Data items
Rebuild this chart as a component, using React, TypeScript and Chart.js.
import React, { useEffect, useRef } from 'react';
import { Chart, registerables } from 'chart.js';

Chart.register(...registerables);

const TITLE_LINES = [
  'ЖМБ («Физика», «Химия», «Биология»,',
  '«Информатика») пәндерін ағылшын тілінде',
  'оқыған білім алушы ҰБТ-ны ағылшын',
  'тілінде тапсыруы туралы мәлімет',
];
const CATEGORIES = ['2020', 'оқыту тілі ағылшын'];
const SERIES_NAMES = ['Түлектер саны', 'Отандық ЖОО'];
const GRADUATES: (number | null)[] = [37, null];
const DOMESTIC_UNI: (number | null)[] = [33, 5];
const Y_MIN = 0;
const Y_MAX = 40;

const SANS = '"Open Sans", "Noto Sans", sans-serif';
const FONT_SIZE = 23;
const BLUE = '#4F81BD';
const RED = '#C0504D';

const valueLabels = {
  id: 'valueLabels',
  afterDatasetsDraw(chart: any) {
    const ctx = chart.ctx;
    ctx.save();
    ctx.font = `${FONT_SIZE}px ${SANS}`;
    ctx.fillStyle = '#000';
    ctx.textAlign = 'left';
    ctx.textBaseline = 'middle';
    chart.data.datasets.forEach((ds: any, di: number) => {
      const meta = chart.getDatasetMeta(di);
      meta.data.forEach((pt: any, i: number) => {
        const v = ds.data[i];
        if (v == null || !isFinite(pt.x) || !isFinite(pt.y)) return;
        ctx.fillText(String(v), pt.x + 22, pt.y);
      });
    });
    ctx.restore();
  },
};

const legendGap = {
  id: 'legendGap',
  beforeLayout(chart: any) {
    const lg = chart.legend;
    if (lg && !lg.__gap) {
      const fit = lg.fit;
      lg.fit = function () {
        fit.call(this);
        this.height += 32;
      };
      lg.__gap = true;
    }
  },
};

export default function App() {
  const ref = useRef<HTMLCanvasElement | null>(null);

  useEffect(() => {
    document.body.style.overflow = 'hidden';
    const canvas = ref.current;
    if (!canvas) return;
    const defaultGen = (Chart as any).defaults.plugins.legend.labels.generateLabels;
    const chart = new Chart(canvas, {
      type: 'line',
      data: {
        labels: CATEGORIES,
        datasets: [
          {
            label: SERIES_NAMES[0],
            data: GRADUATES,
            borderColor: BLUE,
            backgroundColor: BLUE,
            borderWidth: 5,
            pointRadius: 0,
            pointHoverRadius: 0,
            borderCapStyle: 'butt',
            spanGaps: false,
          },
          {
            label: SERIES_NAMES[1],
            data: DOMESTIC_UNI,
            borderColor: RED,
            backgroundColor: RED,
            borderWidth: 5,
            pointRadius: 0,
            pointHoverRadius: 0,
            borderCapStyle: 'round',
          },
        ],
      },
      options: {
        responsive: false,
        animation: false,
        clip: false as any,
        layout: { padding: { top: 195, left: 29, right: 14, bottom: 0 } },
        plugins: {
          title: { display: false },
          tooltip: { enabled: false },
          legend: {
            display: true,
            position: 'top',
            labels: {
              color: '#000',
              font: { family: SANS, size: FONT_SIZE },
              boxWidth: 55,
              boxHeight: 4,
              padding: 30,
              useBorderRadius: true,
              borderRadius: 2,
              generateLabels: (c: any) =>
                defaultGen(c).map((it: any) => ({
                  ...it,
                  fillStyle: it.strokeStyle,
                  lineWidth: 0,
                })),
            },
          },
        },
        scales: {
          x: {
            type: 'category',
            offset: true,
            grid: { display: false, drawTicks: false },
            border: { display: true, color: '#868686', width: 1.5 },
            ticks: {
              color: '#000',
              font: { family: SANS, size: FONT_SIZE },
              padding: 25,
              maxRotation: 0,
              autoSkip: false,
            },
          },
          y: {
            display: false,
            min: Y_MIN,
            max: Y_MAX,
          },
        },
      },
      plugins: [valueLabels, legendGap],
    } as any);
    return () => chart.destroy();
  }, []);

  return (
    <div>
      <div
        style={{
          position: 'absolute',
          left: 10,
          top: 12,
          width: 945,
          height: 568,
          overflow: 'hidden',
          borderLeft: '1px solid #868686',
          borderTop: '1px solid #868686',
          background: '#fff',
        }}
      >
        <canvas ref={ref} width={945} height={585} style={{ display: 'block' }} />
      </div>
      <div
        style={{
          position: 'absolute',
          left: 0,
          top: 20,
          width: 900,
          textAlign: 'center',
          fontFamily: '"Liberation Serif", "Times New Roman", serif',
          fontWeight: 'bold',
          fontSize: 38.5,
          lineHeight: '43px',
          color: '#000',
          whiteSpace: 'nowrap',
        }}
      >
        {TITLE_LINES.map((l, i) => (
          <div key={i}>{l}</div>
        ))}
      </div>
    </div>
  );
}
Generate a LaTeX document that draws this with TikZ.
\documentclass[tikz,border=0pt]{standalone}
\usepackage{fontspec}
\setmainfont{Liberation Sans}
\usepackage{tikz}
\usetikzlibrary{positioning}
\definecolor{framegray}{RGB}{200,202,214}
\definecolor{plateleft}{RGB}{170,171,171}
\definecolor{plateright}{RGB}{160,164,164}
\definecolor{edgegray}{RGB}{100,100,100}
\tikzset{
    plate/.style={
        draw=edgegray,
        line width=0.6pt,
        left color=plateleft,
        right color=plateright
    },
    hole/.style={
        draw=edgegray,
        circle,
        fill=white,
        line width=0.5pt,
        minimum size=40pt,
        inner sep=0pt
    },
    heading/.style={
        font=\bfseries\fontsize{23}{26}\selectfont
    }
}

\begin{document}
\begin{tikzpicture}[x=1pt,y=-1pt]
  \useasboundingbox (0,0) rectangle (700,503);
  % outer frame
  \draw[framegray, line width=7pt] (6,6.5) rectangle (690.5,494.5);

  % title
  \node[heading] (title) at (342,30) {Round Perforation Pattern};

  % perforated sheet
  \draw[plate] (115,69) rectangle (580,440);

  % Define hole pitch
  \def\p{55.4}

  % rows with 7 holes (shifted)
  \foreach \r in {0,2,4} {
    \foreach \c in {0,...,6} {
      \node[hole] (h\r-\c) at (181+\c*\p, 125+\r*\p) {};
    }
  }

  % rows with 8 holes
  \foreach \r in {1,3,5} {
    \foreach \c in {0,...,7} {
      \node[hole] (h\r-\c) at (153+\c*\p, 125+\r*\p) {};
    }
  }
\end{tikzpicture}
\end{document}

Problem to work on
Only the lines from the one holding "Generate a LaTeX" through the end of the listing should be given again, exactly and with both ends included.

Finished task
Generate a LaTeX document that draws this with TikZ.
\documentclass[tikz,border=0pt]{standalone}
\usepackage{fontspec}
\setmainfont{Liberation Sans}
\usepackage{tikz}
\usetikzlibrary{positioning}
\definecolor{framegray}{RGB}{200,202,214}
\definecolor{plateleft}{RGB}{170,171,171}
\definecolor{plateright}{RGB}{160,164,164}
\definecolor{edgegray}{RGB}{100,100,100}
\tikzset{
    plate/.style={
        draw=edgegray,
        line width=0.6pt,
        left color=plateleft,
        right color=plateright
    },
    hole/.style={
        draw=edgegray,
        circle,
        fill=white,
        line width=0.5pt,
        minimum size=40pt,
        inner sep=0pt
    },
    heading/.style={
        font=\bfseries\fontsize{23}{26}\selectfont
    }
}

\begin{document}
\begin{tikzpicture}[x=1pt,y=-1pt]
  \useasboundingbox (0,0) rectangle (700,503);
  % outer frame
  \draw[framegray, line width=7pt] (6,6.5) rectangle (690.5,494.5);

  % title
  \node[heading] (title) at (342,30) {Round Perforation Pattern};

  % perforated sheet
  \draw[plate] (115,69) rectangle (580,440);

  % Define hole pitch
  \def\p{55.4}

  % rows with 7 holes (shifted)
  \foreach \r in {0,2,4} {
    \foreach \c in {0,...,6} {
      \node[hole] (h\r-\c) at (181+\c*\p, 125+\r*\p) {};
    }
  }

  % rows with 8 holes
  \foreach \r in {1,3,5} {
    \foreach \c in {0,...,7} {
      \node[hole] (h\r-\c) at (153+\c*\p, 125+\r*\p) {};
    }
  }
\end{tikzpicture}
\end{document}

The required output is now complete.